Task requirements: Print the entries in full, word for word, but not the pictures.
-- Start --
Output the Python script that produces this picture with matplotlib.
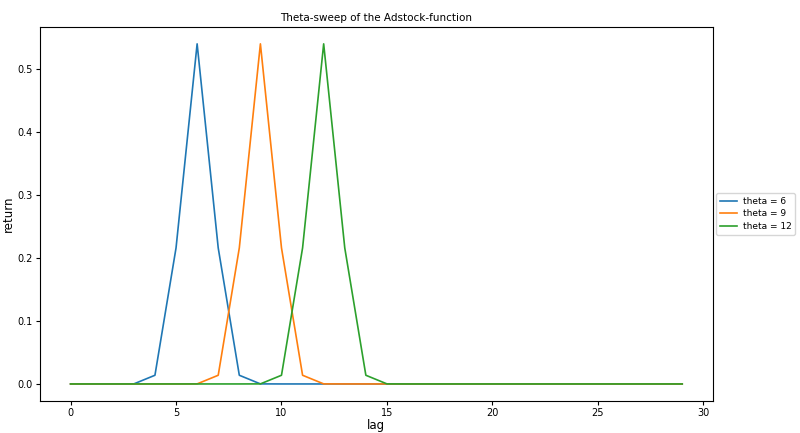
import matplotlib
matplotlib.use("Agg")
import matplotlib.pyplot as plt

lags = list(range(30))
theta6 = [0, 0, 0, 0.0001, 0.0138, 0.216, 0.54, 0.216, 0.0138, 0.0001] + [0] * 20
theta9 = [0, 0, 0, 0, 0, 0, 0.0001, 0.0138, 0.216, 0.54, 0.216, 0.0138, 0.0001] + [0] * 17
theta12 = [0] * 9 + [0.0001, 0.0138, 0.216, 0.54, 0.216, 0.0138, 0.0001] + [0] * 14
labels = ["theta = 6", "theta = 9", "theta = 12"]

fig = plt.figure(figsize=(8, 4.33), dpi=100)
ax = fig.add_axes([0.05, 0.074, 0.841, 0.864])
for vals, lab in zip([theta6, theta9, theta12], labels):
    ax.plot(lags, vals, label=lab, linewidth=1.2)
ax.set_title("Theta-sweep of the Adstock-function", fontsize=7.5, pad=4)
ax.set_xlabel("lag", fontsize=8.5, labelpad=1)
ax.set_ylabel("return", fontsize=8.5, labelpad=2)
ax.tick_params(labelsize=7, length=3, pad=2)
ax.set_xlim(-1.45, 30.45)
ax.set_ylim(-0.027, 0.567)
ax.set_xticks([0, 5, 10, 15, 20, 25, 30])
ax.set_yticks([0.0, 0.1, 0.2, 0.3, 0.4, 0.5])
ax.legend(loc="center left", bbox_to_anchor=(1.0, 0.5), fontsize=6.5,
          handlelength=1.9, borderaxespad=0.4, borderpad=0.4, labelspacing=0.4,
          handletextpad=0.6)
fig.savefig("out.png", dpi=100)
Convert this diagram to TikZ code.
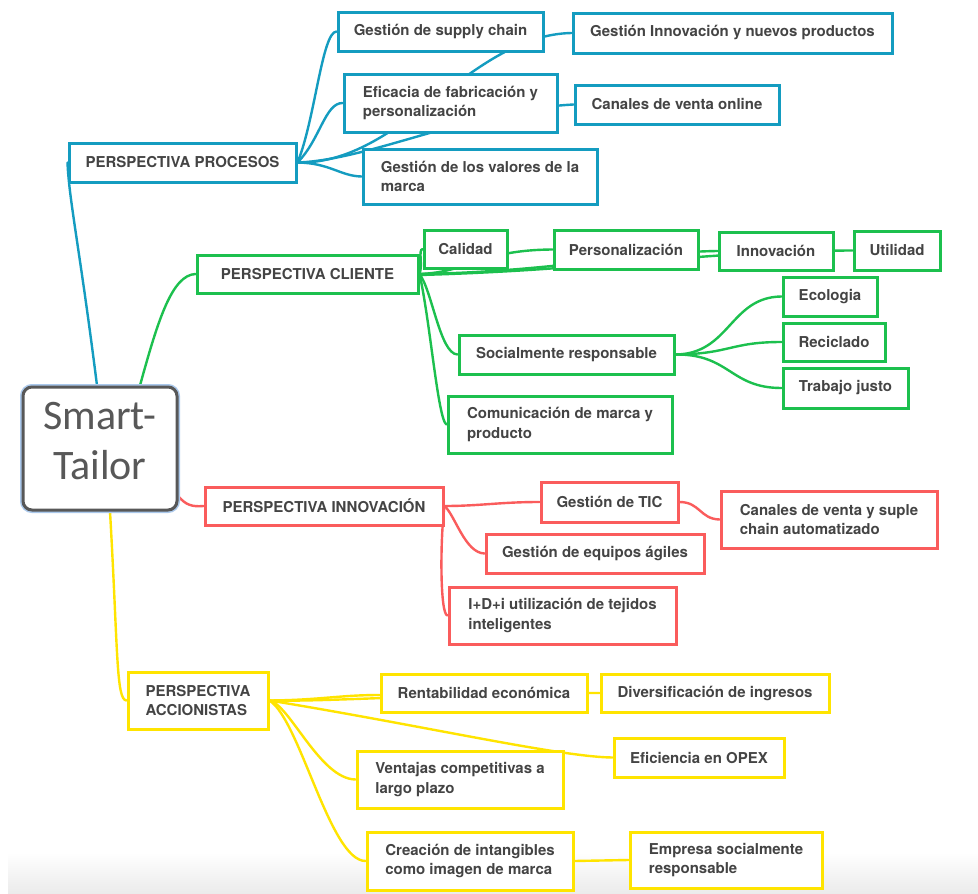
-- End --
Complete answer:
Output the Python script that produces this picture with matplotlib.
import matplotlib
matplotlib.use("Agg")
import matplotlib.pyplot as plt

lags = list(range(30))
theta6 = [0, 0, 0, 0.0001, 0.0138, 0.216, 0.54, 0.216, 0.0138, 0.0001] + [0] * 20
theta9 = [0, 0, 0, 0, 0, 0, 0.0001, 0.0138, 0.216, 0.54, 0.216, 0.0138, 0.0001] + [0] * 17
theta12 = [0] * 9 + [0.0001, 0.0138, 0.216, 0.54, 0.216, 0.0138, 0.0001] + [0] * 14
labels = ["theta = 6", "theta = 9", "theta = 12"]

fig = plt.figure(figsize=(8, 4.33), dpi=100)
ax = fig.add_axes([0.05, 0.074, 0.841, 0.864])
for vals, lab in zip([theta6, theta9, theta12], labels):
    ax.plot(lags, vals, label=lab, linewidth=1.2)
ax.set_title("Theta-sweep of the Adstock-function", fontsize=7.5, pad=4)
ax.set_xlabel("lag", fontsize=8.5, labelpad=1)
ax.set_ylabel("return", fontsize=8.5, labelpad=2)
ax.tick_params(labelsize=7, length=3, pad=2)
ax.set_xlim(-1.45, 30.45)
ax.set_ylim(-0.027, 0.567)
ax.set_xticks([0, 5, 10, 15, 20, 25, 30])
ax.set_yticks([0.0, 0.1, 0.2, 0.3, 0.4, 0.5])
ax.legend(loc="center left", bbox_to_anchor=(1.0, 0.5), fontsize=6.5,
          handlelength=1.9, borderaxespad=0.4, borderpad=0.4, labelspacing=0.4,
          handletextpad=0.6)
fig.savefig("out.png", dpi=100)
Convert this diagram to TikZ code.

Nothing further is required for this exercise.